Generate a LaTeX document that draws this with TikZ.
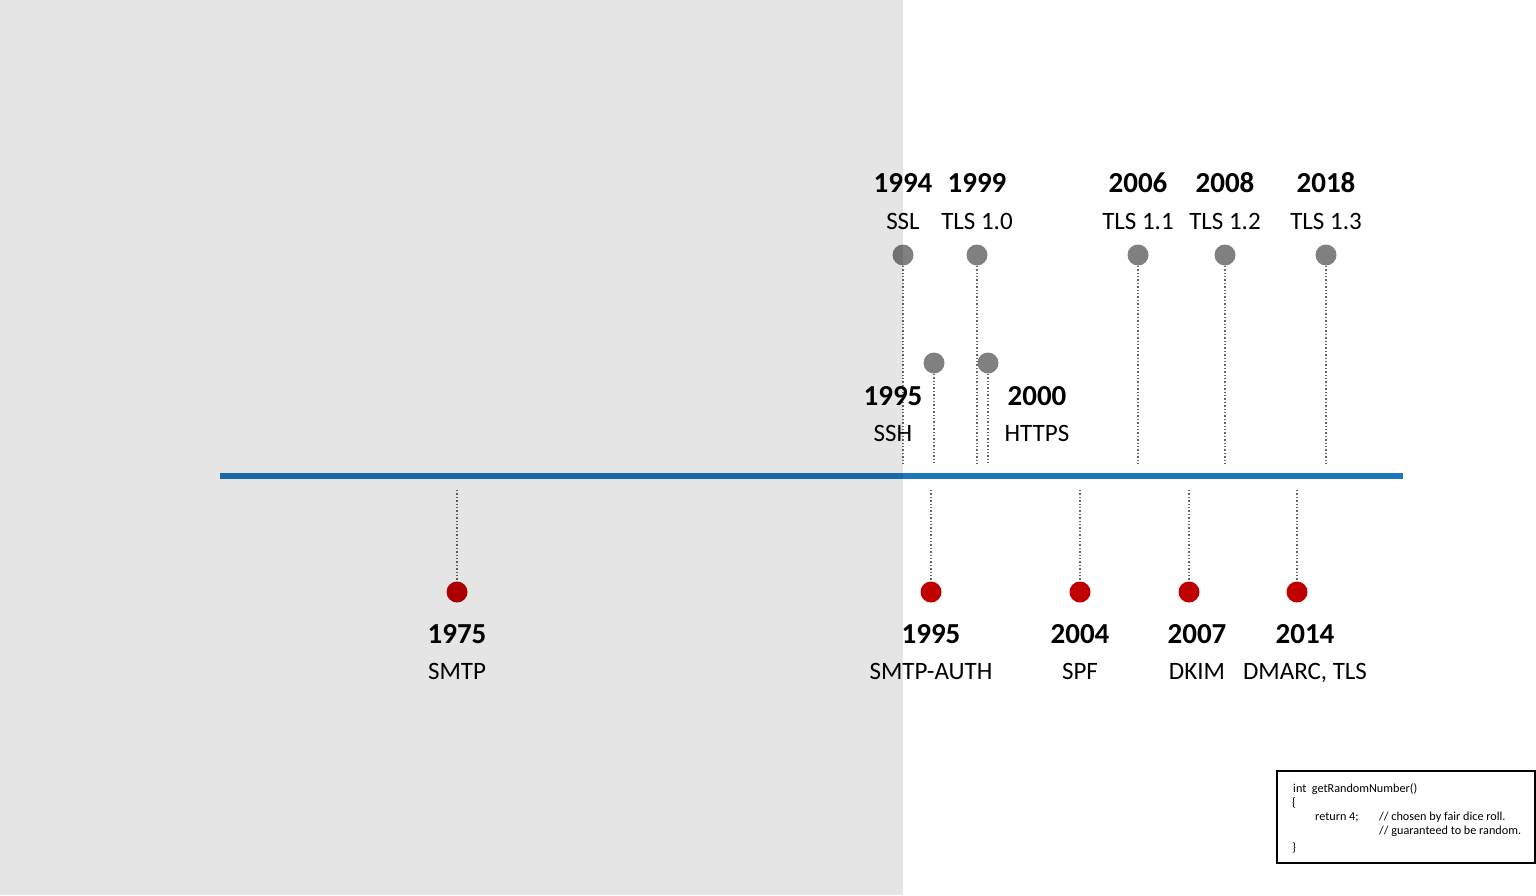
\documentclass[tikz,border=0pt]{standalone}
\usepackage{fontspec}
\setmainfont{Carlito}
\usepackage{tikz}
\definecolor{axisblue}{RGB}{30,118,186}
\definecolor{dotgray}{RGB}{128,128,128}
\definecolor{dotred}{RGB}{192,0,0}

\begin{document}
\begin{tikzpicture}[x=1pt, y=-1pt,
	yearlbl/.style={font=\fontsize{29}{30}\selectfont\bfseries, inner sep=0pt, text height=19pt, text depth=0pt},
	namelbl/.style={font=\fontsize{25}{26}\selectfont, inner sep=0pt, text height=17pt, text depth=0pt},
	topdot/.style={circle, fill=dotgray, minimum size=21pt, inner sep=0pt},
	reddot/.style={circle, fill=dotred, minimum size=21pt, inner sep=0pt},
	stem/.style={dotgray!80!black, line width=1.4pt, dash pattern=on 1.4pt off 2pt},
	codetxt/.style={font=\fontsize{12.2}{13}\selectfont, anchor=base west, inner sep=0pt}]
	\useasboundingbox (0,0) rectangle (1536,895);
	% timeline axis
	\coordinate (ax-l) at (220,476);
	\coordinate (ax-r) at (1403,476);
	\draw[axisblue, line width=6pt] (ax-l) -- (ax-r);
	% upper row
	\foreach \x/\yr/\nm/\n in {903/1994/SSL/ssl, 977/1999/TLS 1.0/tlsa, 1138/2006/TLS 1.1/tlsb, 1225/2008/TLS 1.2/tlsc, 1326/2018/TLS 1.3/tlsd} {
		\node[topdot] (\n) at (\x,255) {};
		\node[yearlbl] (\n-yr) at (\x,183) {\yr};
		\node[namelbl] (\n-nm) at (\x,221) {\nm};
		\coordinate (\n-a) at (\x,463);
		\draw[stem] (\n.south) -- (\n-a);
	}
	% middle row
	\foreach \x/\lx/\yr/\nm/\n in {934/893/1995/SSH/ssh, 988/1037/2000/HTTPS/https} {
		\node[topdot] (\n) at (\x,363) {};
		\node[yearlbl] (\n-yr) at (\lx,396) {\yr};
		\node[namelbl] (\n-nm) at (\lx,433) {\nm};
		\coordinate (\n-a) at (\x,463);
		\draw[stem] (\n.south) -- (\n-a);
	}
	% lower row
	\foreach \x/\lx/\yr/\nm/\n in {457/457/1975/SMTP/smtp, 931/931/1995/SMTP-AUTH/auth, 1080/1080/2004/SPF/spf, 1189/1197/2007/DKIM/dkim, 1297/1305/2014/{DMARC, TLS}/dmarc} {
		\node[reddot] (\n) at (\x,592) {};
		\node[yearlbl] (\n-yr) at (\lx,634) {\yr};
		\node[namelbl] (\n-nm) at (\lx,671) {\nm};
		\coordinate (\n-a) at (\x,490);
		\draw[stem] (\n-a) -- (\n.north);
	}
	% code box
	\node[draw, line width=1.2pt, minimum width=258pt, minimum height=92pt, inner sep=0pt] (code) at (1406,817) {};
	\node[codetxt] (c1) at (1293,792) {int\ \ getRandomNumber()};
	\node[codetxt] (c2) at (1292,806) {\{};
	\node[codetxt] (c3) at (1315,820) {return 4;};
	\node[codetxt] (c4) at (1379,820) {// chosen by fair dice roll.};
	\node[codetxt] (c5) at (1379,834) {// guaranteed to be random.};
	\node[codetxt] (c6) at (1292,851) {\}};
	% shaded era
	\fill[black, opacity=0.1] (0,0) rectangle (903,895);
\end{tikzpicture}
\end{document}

◆ Prompt ◆
Copy the data character for character, but drop all pictures from the copy.

◆ Result ◆
Generate a LaTeX document that draws this with TikZ.
\documentclass[tikz,border=0pt]{standalone}
\usepackage{fontspec}
\setmainfont{Carlito}
\usepackage{tikz}
\definecolor{axisblue}{RGB}{30,118,186}
\definecolor{dotgray}{RGB}{128,128,128}
\definecolor{dotred}{RGB}{192,0,0}

\begin{document}
\begin{tikzpicture}[x=1pt, y=-1pt,
	yearlbl/.style={font=\fontsize{29}{30}\selectfont\bfseries, inner sep=0pt, text height=19pt, text depth=0pt},
	namelbl/.style={font=\fontsize{25}{26}\selectfont, inner sep=0pt, text height=17pt, text depth=0pt},
	topdot/.style={circle, fill=dotgray, minimum size=21pt, inner sep=0pt},
	reddot/.style={circle, fill=dotred, minimum size=21pt, inner sep=0pt},
	stem/.style={dotgray!80!black, line width=1.4pt, dash pattern=on 1.4pt off 2pt},
	codetxt/.style={font=\fontsize{12.2}{13}\selectfont, anchor=base west, inner sep=0pt}]
	\useasboundingbox (0,0) rectangle (1536,895);
	% timeline axis
	\coordinate (ax-l) at (220,476);
	\coordinate (ax-r) at (1403,476);
	\draw[axisblue, line width=6pt] (ax-l) -- (ax-r);
	% upper row
	\foreach \x/\yr/\nm/\n in {903/1994/SSL/ssl, 977/1999/TLS 1.0/tlsa, 1138/2006/TLS 1.1/tlsb, 1225/2008/TLS 1.2/tlsc, 1326/2018/TLS 1.3/tlsd} {
		\node[topdot] (\n) at (\x,255) {};
		\node[yearlbl] (\n-yr) at (\x,183) {\yr};
		\node[namelbl] (\n-nm) at (\x,221) {\nm};
		\coordinate (\n-a) at (\x,463);
		\draw[stem] (\n.south) -- (\n-a);
	}
	% middle row
	\foreach \x/\lx/\yr/\nm/\n in {934/893/1995/SSH/ssh, 988/1037/2000/HTTPS/https} {
		\node[topdot] (\n) at (\x,363) {};
		\node[yearlbl] (\n-yr) at (\lx,396) {\yr};
		\node[namelbl] (\n-nm) at (\lx,433) {\nm};
		\coordinate (\n-a) at (\x,463);
		\draw[stem] (\n.south) -- (\n-a);
	}
	% lower row
	\foreach \x/\lx/\yr/\nm/\n in {457/457/1975/SMTP/smtp, 931/931/1995/SMTP-AUTH/auth, 1080/1080/2004/SPF/spf, 1189/1197/2007/DKIM/dkim, 1297/1305/2014/{DMARC, TLS}/dmarc} {
		\node[reddot] (\n) at (\x,592) {};
		\node[yearlbl] (\n-yr) at (\lx,634) {\yr};
		\node[namelbl] (\n-nm) at (\lx,671) {\nm};
		\coordinate (\n-a) at (\x,490);
		\draw[stem] (\n-a) -- (\n.north);
	}
	% code box
	\node[draw, line width=1.2pt, minimum width=258pt, minimum height=92pt, inner sep=0pt] (code) at (1406,817) {};
	\node[codetxt] (c1) at (1293,792) {int\ \ getRandomNumber()};
	\node[codetxt] (c2) at (1292,806) {\{};
	\node[codetxt] (c3) at (1315,820) {return 4;};
	\node[codetxt] (c4) at (1379,820) {// chosen by fair dice roll.};
	\node[codetxt] (c5) at (1379,834) {// guaranteed to be random.};
	\node[codetxt] (c6) at (1292,851) {\}};
	% shaded era
	\fill[black, opacity=0.1] (0,0) rectangle (903,895);
\end{tikzpicture}
\end{document}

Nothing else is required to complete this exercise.